— begin Records supplied —

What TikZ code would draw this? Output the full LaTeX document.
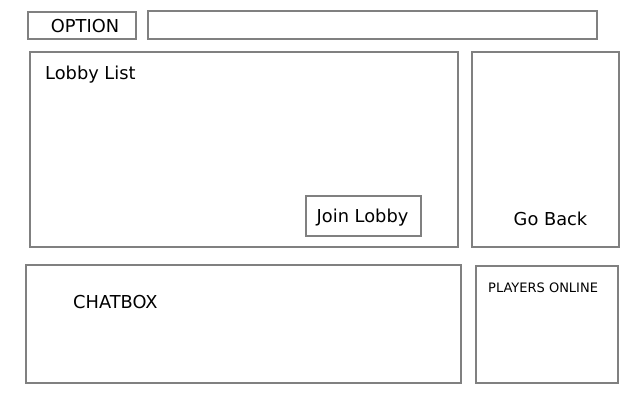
\documentclass[tikz,border=0pt]{standalone}
\usepackage{fontspec}
\setmainfont{DejaVu Sans}
\begin{document}
\begin{tikzpicture}[x=1pt,y=-1pt,
  box/.style={draw=black!50,line width=1.6pt},
  lbl/.style={font=\fontsize{17.8}{20}\selectfont,inner sep=0pt},
  small/.style={font=\fontsize{13}{15}\selectfont,inner sep=0pt}]
\useasboundingbox[fill=white] (0,0) rectangle (640,400);
\draw[box] (28,12) rectangle (136,39);
\node[lbl] (option) at (85,26) {OPTION};
\draw[box] (148,11) rectangle (597,39);
\draw[box] (30,52) rectangle (458,247);
\node[lbl,anchor=west] (lobby) at (45,74.5) {Lobby List};
\draw[box] (306,196) rectangle (421,236);
\node[lbl] (join) at (362.5,218) {Join Lobby};
\draw[box] (472,52) rectangle (619,247);
\node[lbl] (back) at (550.5,219) {Go Back};
\draw[box] (26,265) rectangle (461,383);
\node[lbl,anchor=west] (chat) at (73,302) {CHATBOX};
\draw[box] (476,266) rectangle (618,383);
\node[small,anchor=west] (players) at (488,287.5) {PLAYERS ONLINE};
\end{tikzpicture}
\end{document}
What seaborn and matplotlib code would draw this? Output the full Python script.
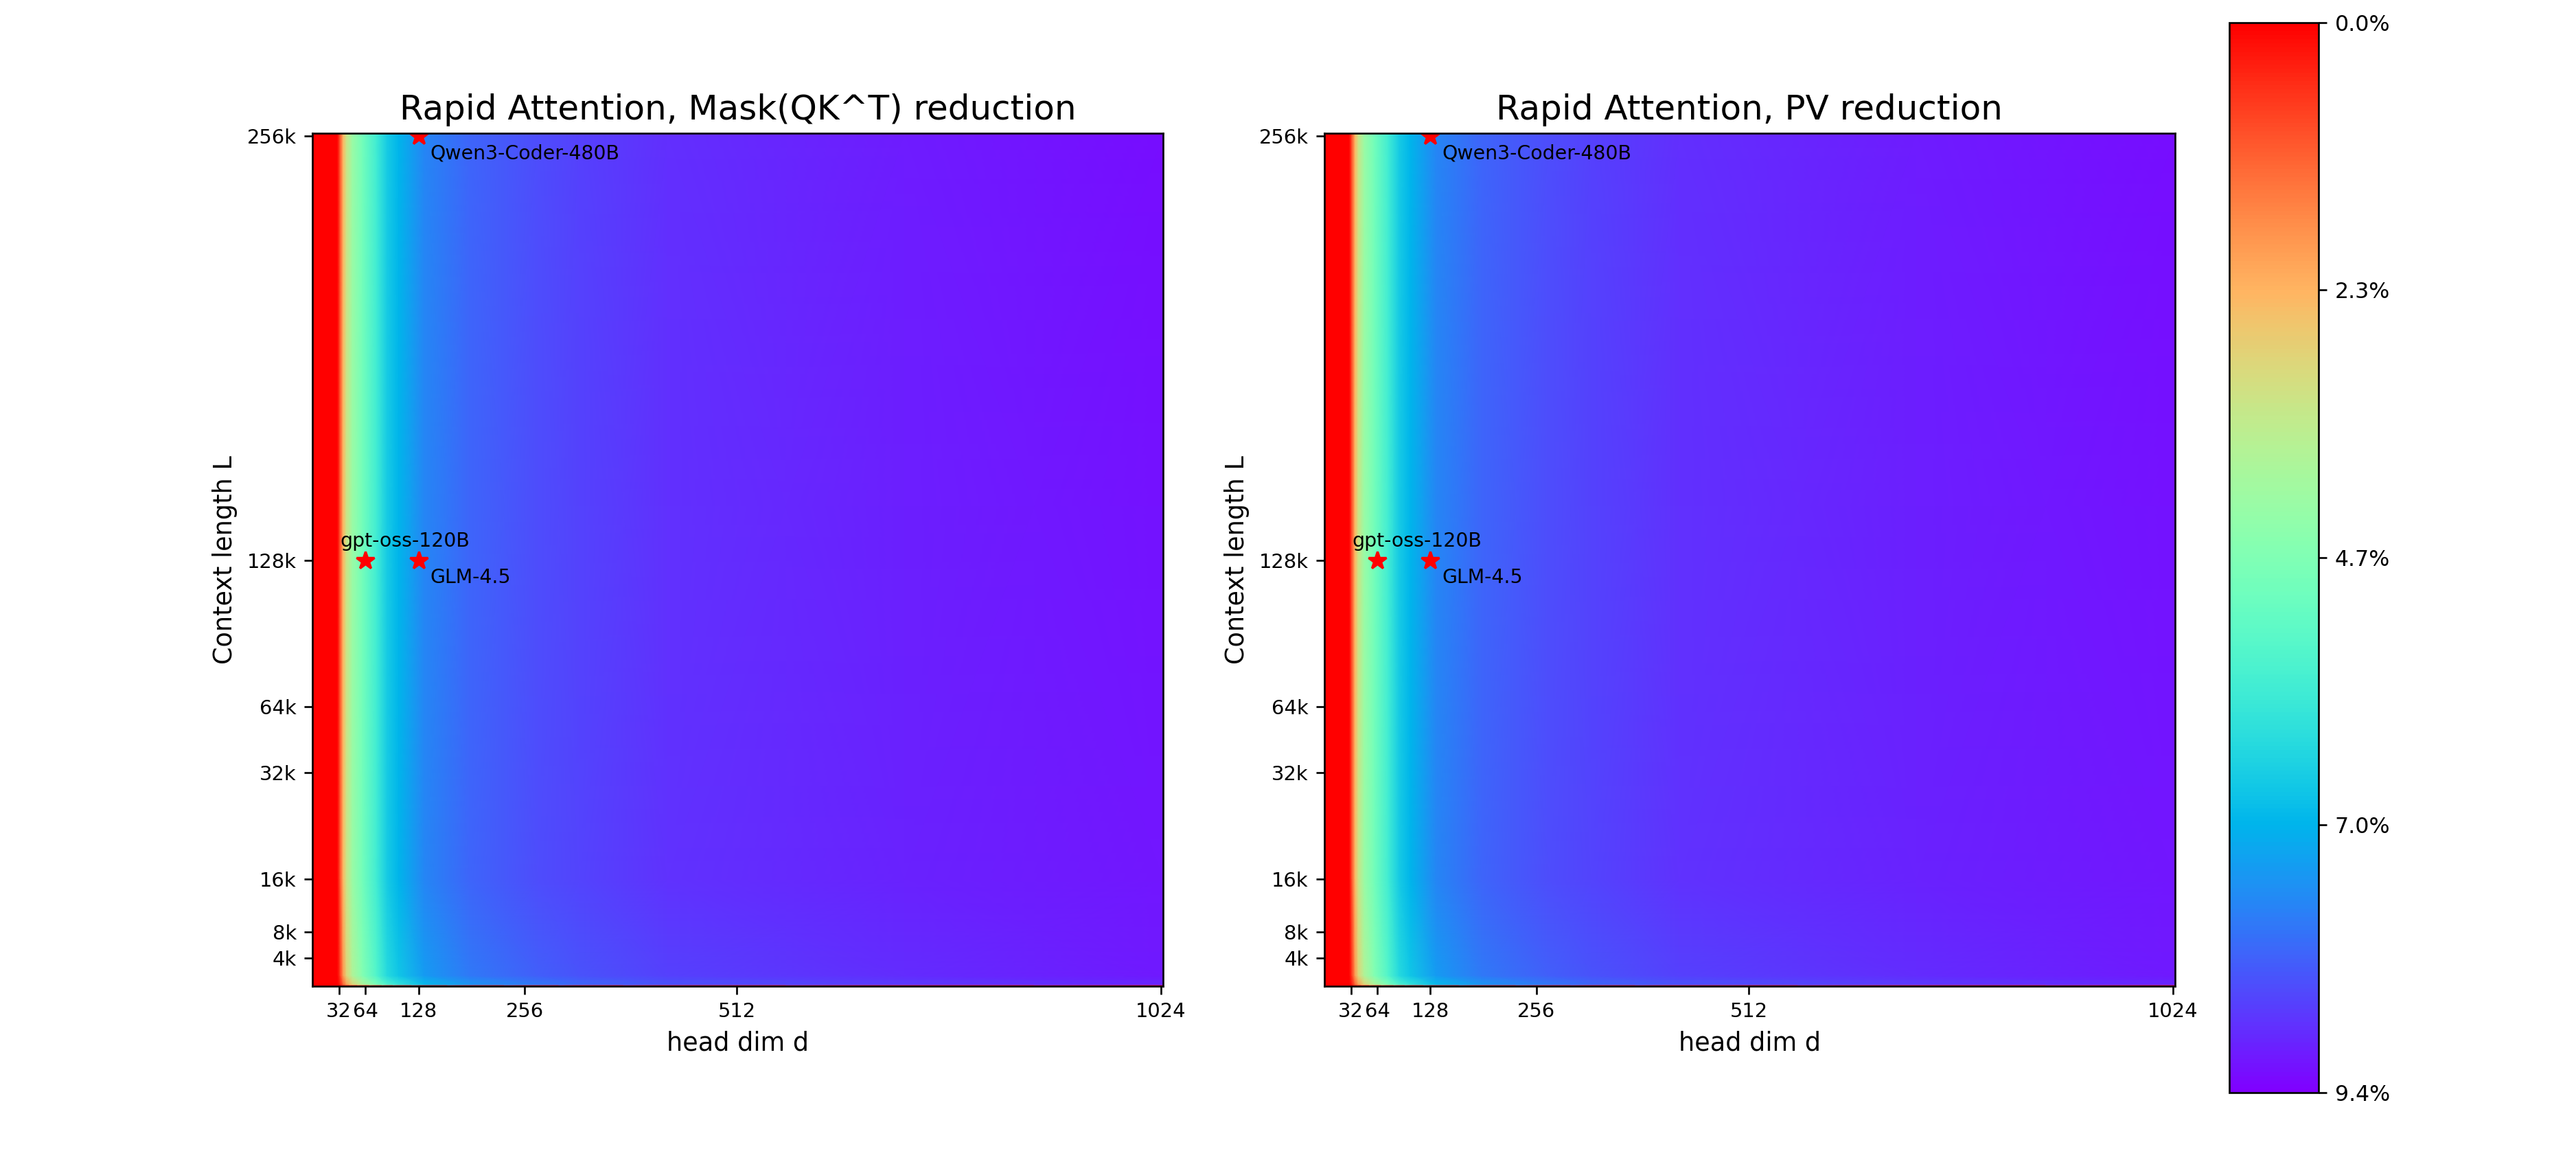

— end Records supplied —

* [Task prompt]
Looking at the records above, report how many lines contain the word "What". Answer with the number only.

* [Exercise answer]
2